If your question is “Which one is better overall?” the honest answer is: it depends on your category, audience, and objectives. But we can be decisive about the direction.

  • Traditional methods are better for: reach, efficiency, mature measurement, and rapid scale.
  • Spatial computing is better for: product evaluation, reducing uncertainty, and delivering premium, memorable experiences—especially when visual/physical context matters.

For most modern marketers, the winning strategy is a hybrid roadmap: use traditional methods to drive demand and trust, then use spatial computing to let customers experience the product in context—turning consideration into confidence and confidence into conversion.

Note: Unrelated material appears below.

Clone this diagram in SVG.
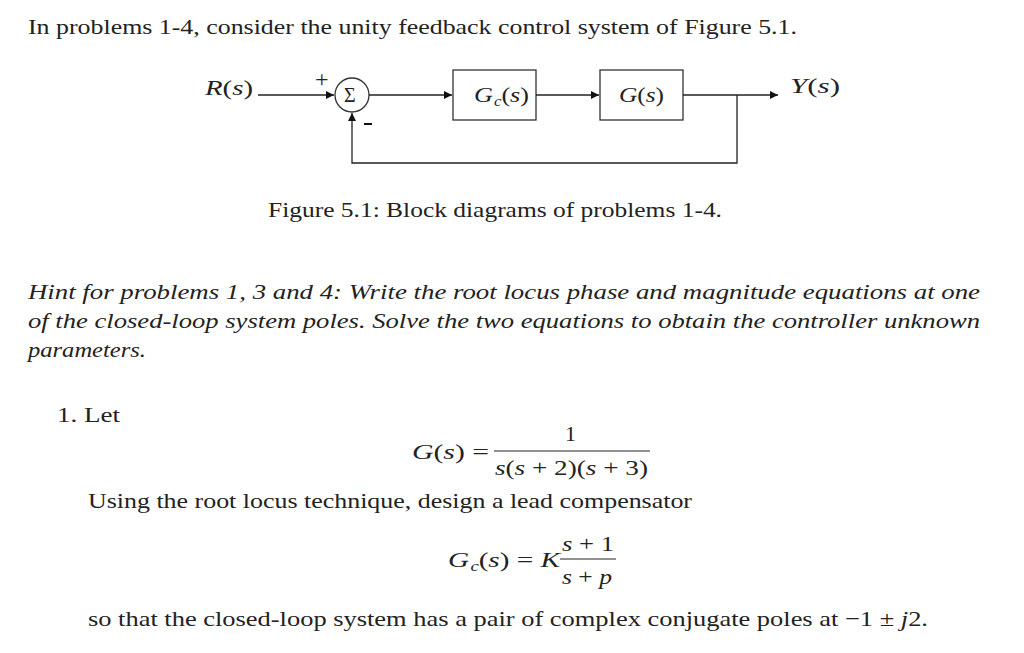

Next Steps: How to Pilot Spatial Without Risk

If you want to explore spatial computing this quarter, start with a pilot that’s narrow, measurable, and tied to a clear business metric:

  • Choose one high-impact product category (e.g., best sellers with fit/color uncertainty).
  • Create a single spatial experience (AR try-on or 3D room placement).
  • Drive traffic from traditional channels to the experience.
  • Measure assisted conversions and engagement metrics.
  • Iterate on performance and UX, then expand to more SKUs.

Done right, spatial computing doesn’t replace traditional marketing—it upgrades the customer’s understanding of your offer. And in 2026, that upgrade may be the difference between being ignored and being chosen.